I've been using that heavily on a new project I started at work recently and really liked it. I wrote the narrative (as markdown in comments) for the code and then gradually filled in code in among that narrative, turning some narrative comments into docstrings as I wrote the functions (and leaving other parts as comments, since Marginalia incorporates those into the documentation).
I think this concept could be used for both helping with the development story and with the user story. They would probably be different narratives
I look a very brief look at it, I plan on studying it more as the goal is the same.
I think both help to build on the other. I like the idea though. If this is a practice that developers can adapt as part of their early workflow, telling a story of their code, then not only will documentation come more easily and more clearly, but, like you said, so will development. It’s also a great tool for the developers because lacking or poorly formed APIs will show themselves earlier on
Looks very similar to literate programming.
Is there a difference I failed to grasp?
Literate programming is documentation with code embedded and has machinery to reorder/reassemble code -- so narrative takes precedence. Marginalia is very lightweight by comparison and is focused on code that contains documentation, rather than the other way around.
What you're describing in narrative (above) seems very much in line with what Marginalia achieves: annotated code that can produce nice documentation, with code fragments aligned with the relevant pieces of documentation, while also not affecting the code (and not needing any special editor plugins etc).

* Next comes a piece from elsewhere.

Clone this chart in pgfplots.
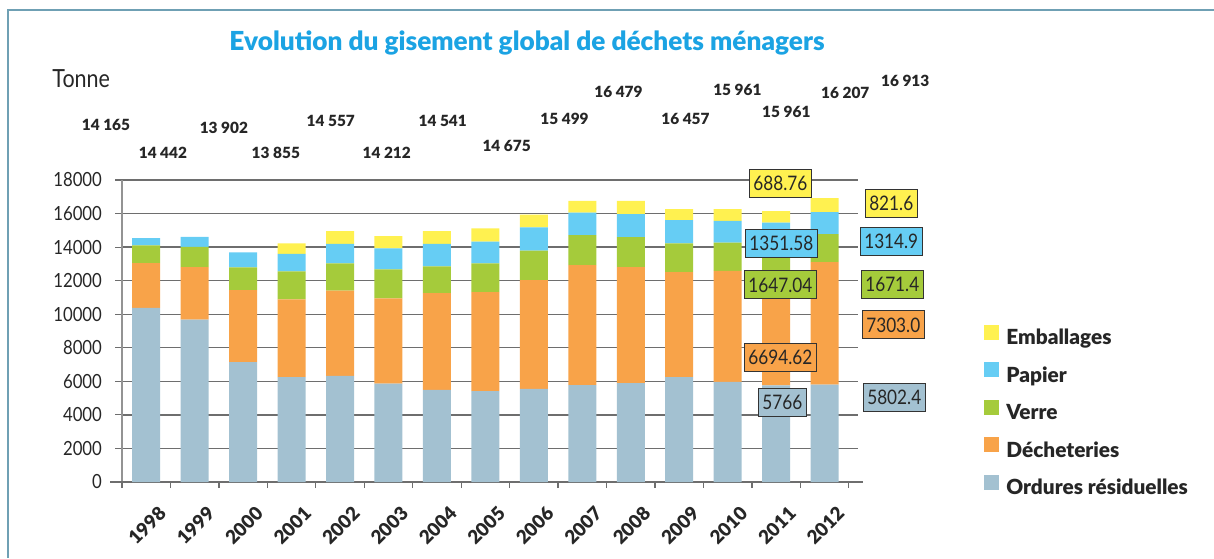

At most you might want comment-line-folding to reduce the "noise" if you get carried away with inline comments and marginalia.

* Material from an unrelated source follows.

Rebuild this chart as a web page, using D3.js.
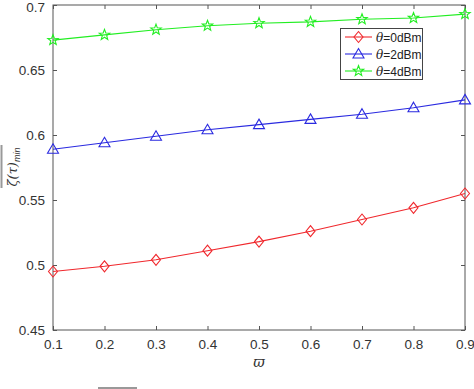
<!DOCTYPE html>
<html><head><meta charset="utf-8">
<script src="https://cdn.jsdelivr.net/npm/d3@7"></script>
<style>body{margin:0;background:#fff}svg{display:block}text{font-family:"Liberation Sans",Arial,sans-serif}</style>
</head><body>
<svg id="c" width="474" height="389"></svg>
<script>
const xs = [0.1,0.2,0.3,0.4,0.5,0.6,0.7,0.8,0.9];
const red = [0.495,0.499,0.504,0.511,0.518,0.526,0.535,0.544,0.555];
const blue = [0.589,0.594,0.599,0.604,0.608,0.612,0.616,0.621,0.627];
const green = [0.673,0.677,0.681,0.684,0.686,0.687,0.689,0.690,0.693];
const xTicks = [0.1,0.2,0.3,0.4,0.5,0.6,0.7,0.8,0.9];
const yTicks = [0.45,0.5,0.55,0.6,0.65,0.7];
const names = ["=0dBm","=2dBm","=4dBm"];

const svg = d3.select("#c");
const L=53,R=465,T=5,B=330;
const x = d3.scaleLinear().domain([0.1,0.9]).range([L,R]);
const y = d3.scaleLinear().domain([0.45,0.7]).range([B,T]);
const ax="#555";

svg.append("rect").attr("x",L).attr("y",T).attr("width",R-L).attr("height",B-T).attr("fill","none").attr("stroke",ax).attr("stroke-width",1);
const gx = svg.append("g").attr("transform",`translate(0,${B})`).call(d3.axisBottom(x).tickValues(xTicks).tickSize(-4).tickPadding(9).tickFormat(d3.format(".1f")));
const gy = svg.append("g").attr("transform",`translate(${L},0)`).call(d3.axisLeft(y).tickValues(yTicks).tickSize(-4).tickPadding(8).tickFormat(d=>String(+d.toFixed(2))));
const gxt = svg.append("g").attr("transform",`translate(0,${T})`).call(d3.axisTop(x).tickValues(xTicks).tickSize(-4).tickFormat(""));
const gyr = svg.append("g").attr("transform",`translate(${R},0)`).call(d3.axisRight(y).tickValues(yTicks).tickSize(-4).tickFormat(""));
[gx,gy,gxt,gyr].forEach(g=>{g.select(".domain").remove();g.selectAll("line").attr("stroke",ax);g.selectAll("text").attr("fill","#333").style("font-size","13.5px").style("font-family","'Liberation Sans',Arial,sans-serif");});
gx.selectAll("text").attr("dy","0.71em");
gy.selectAll("text").filter(d=>d===0.7).attr("dy","0.5em");

const series=[
 {v:red,c:"#f0282d",m:"diamond"},
 {v:blue,c:"#2a2ae0",m:"triangle"},
 {v:green,c:"#22ee22",m:"star"}];
const line=d3.line().x((d,i)=>x(xs[i])).y(d=>y(d));
function marker(g,type,c,cx,cy){
  if(type==="diamond") g.append("path").attr("d",`M${cx},${cy-5.5}L${cx+4.5},${cy}L${cx},${cy+5.5}L${cx-4.5},${cy}Z`).attr("fill","none").attr("stroke",c).attr("stroke-width",1.1);
  else if(type==="triangle") g.append("path").attr("d",`M${cx},${cy-5.5}L${cx+5.5},${cy+4}L${cx-5.5},${cy+4}Z`).attr("fill","none").attr("stroke",c).attr("stroke-width",1.1);
  else {
    const pts=[];for(let k=0;k<10;k++){const r=k%2?2.3:5.5;const a=-Math.PI/2+k*Math.PI/5;pts.push([cx+r*Math.cos(a),cy+r*Math.sin(a)]);}
    g.append("path").attr("d","M"+pts.map(p=>p.join(",")).join("L")+"Z").attr("fill","none").attr("stroke",c).attr("stroke-width",1.1);
  }
}
series.forEach(s=>{
  svg.append("path").datum(s.v).attr("d",line).attr("fill","none").attr("stroke",s.c).attr("stroke-width",1.1);
  const g=svg.append("g");
  s.v.forEach((d,i)=>marker(g,s.m,s.c,x(xs[i]),y(d)));
});

const lg=svg.append("g");
lg.append("rect").attr("x",340.5).attr("y",28.5).attr("width",82).attr("height",51).attr("fill","#fff").attr("stroke","#444").attr("stroke-width",1);
series.forEach((s,i)=>{
  const yy=37+i*17;
  lg.append("line").attr("x1",345).attr("x2",372).attr("y1",yy).attr("y2",yy).attr("stroke",s.c).attr("stroke-width",1.1);
  marker(lg,s.m,s.c,358.5,yy);
  const t=lg.append("text").attr("x",376).attr("y",yy+4.5).style("font-size","12px").attr("fill","#222");
  t.append("tspan").text("θ").style("font-style","italic").style("font-family","'DejaVu Serif',serif");
  t.append("tspan").text(names[i]);
});

svg.append("text").attr("x",(L+R)/2).attr("y",367).attr("text-anchor","middle").style("font-size","14px").style("font-style","italic").style("font-family","'DejaVu Serif',serif").attr("fill","#333").text("ϖ");
const yl=svg.append("text").attr("transform","translate(17,167) rotate(-90)").attr("text-anchor","middle").style("font-size","13px").attr("fill","#333");
yl.append("tspan").text("ζ(τ)").style("font-style","italic").style("font-family","'DejaVu Serif',serif");
yl.append("tspan").text("min").style("font-style","italic").style("font-size","9px").attr("dy","3");
svg.append("line").attr("x1",1.5).attr("x2",1.5).attr("y1",145).attr("y2",188).attr("stroke","#999").attr("stroke-width",2);
svg.append("line").attr("x1",98).attr("x2",137).attr("y1",388).attr("y2",388).attr("stroke","#999").attr("stroke-width",2);
</script>
</body></html>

Actually, I was referring to @drewverlee’s narrative idea when asked about lit. prog.
Yes, @drewverlee replied in a thread saying narrative's goal was the same as Marginalia -- so my response was to you @dottedmag drawing a distinction between literate programming and what Marginalia provides which is what @drewverlee said was the goal of narrative 🙂
So narrative/Marginalia are different to literate programming.
I see, thanks.
I could have been clearer about it 🙂
I personally subscribe more to the narrative style - for my last big project I wound up writing a bunch of documents (design doc, runbook, architecture overviews) all of which I wanted to cross-link and relate to the code.
I think that supporting separate documents mutually referencing docstrings & symbols is far more important than inline commenting. Been playing with some ideas about how to build a sphinx-like that supports that workflow well for Clojure.

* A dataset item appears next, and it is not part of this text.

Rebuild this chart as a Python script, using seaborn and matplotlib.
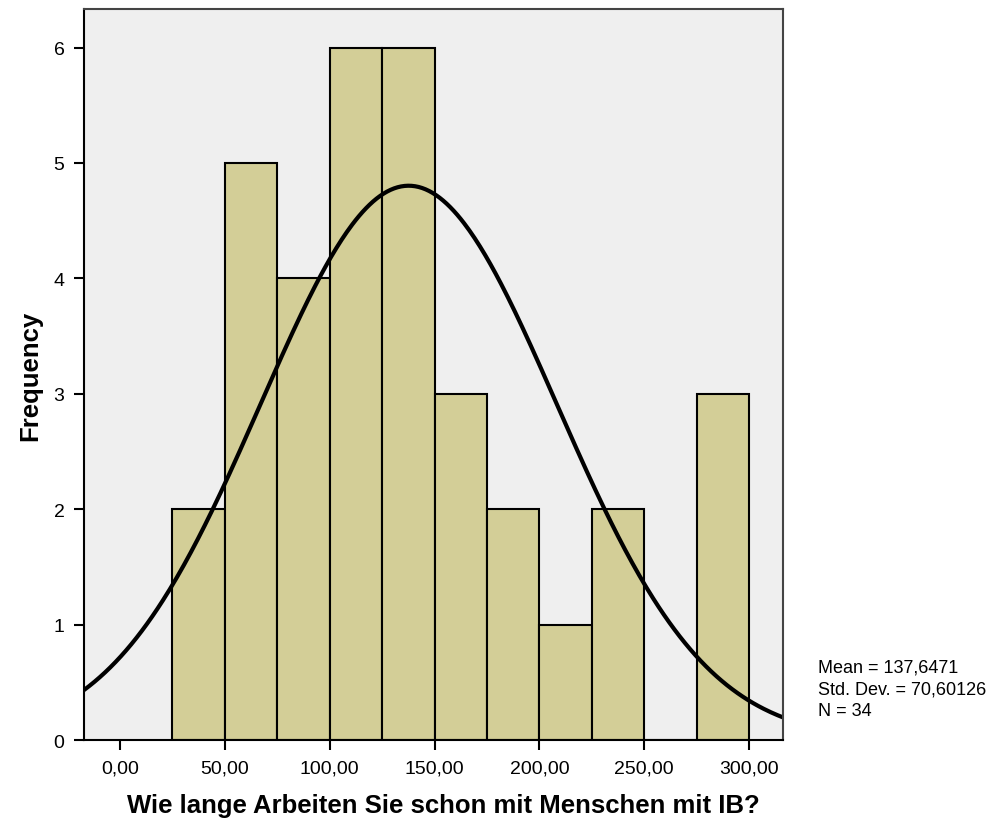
import numpy as np
import pandas as pd
import matplotlib
matplotlib.use("Agg")
import matplotlib.pyplot as plt
import seaborn as sns

# Data
bin_edges = [25, 50, 75, 100, 125, 150, 175, 200, 225, 250, 275, 300]
counts = [2, 5, 4, 6, 6, 3, 2, 1, 2, 0, 3]
mean_val = 137.6471
std_val = 70.60126
n_val = 34
x_ticks = [0, 50, 100, 150, 200, 250, 300]
x_tick_labels = ["0,00", "50,00", "100,00", "150,00", "200,00", "250,00", "300,00"]
y_ticks = [0, 1, 2, 3, 4, 5, 6]

sns.set_style("ticks")
plt.rcParams['font.family'] = ['Liberation Sans', 'DejaVu Sans']
plt.rcParams['text.color'] = 'black'
plt.rcParams['axes.labelcolor'] = 'black'
plt.rcParams['xtick.color'] = 'black'
plt.rcParams['ytick.color'] = 'black'

fig = plt.figure(figsize=(9.92, 8.2), dpi=100)
ax = fig.add_axes([0.0847, 0.0963, 0.7046, 0.8909])
ax.set_facecolor("#EFEFEF")

centers = [(a + b) / 2 for a, b in zip(bin_edges[:-1], bin_edges[1:])]
df = pd.DataFrame({"x": centers, "w": counts})
sns.histplot(data=df, x="x", weights="w", bins=bin_edges, ax=ax,
             color="#D3CE97", edgecolor="black", linewidth=1.5, alpha=1.0)

# Normal curve from stated mean / std / N
binw = bin_edges[1] - bin_edges[0]
xs = np.linspace(-17.2, 316.2, 400)
ys = n_val * binw * np.exp(-0.5 * ((xs - mean_val) / std_val) ** 2) / (std_val * np.sqrt(2 * np.pi))
sns.lineplot(x=xs, y=ys, ax=ax, color="black", linewidth=3)

ax.set_xlim(-17.2, 316.2)
ax.set_ylim(0, 6.33)
ax.set_xticks(x_ticks)
ax.set_xticklabels(x_tick_labels)
ax.set_yticks(y_ticks)
ax.tick_params(axis="both", labelsize=14, length=7, width=1.5, direction="out",
               color="black", labelcolor="black", pad=7)
for s in ["left", "bottom"]:
    ax.spines[s].set_linewidth(1.5)
    ax.spines[s].set_color("black")
for s in ["top", "right"]:
    ax.spines[s].set_visible(True)
    ax.spines[s].set_linewidth(1.5)
    ax.spines[s].set_color("#444444")

ax.set_xlabel("Wie lange Arbeiten Sie schon mit Menschen mit IB?", fontsize=18.5,
              fontweight="bold", labelpad=9, color="black")
ax.xaxis.set_label_coords(0.5136, -0.073)
ax.set_ylabel("Frequency", fontsize=18.5, fontweight="bold", labelpad=8, color="black")

stats = (f"Mean = {mean_val:.4f}".replace(".", ",") + "\n"
         + f"Std. Dev. = {std_val:.5f}".replace(".", ",").replace("Std, Dev,", "Std. Dev.") + "\n"
         + f"N = {n_val}")
fig.text(0.8246, 0.1955, stats, fontsize=13, va="top", ha="left", linespacing=1.34, color="black")

fig.savefig("out.png", dpi=100, facecolor="white")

(not much in that repo so far, just some doodles at parsing example files for analysis & highlighting)
Stacks sounds like it has a lot more in common with Literate Programming, since it's primarily documentation that you might extract code from?
I'm gathering feedback at this point mainly. I feel like everyone wants interactive, informative docs, so the idea isn't probably novel. Its probably just not worth the cost... But maybe there is some way to help developers incrementally build that up as it becomes more valuable.
Yeah, there's definitely plenty of room for ways to help developers produce better documentation. I've always been very leery of Literate Programming in the large but most of the API Documentation generators are too minimal for the sort of internal documentation I'm interested in...
Stacks is gonna have a fairly strict docs vs code separation. It’ll consume docstrings as one source but my expectation is that the majority of documentation will be written separately.
And that making writing that documentation and linking to the extracted source information is what you should optimize for.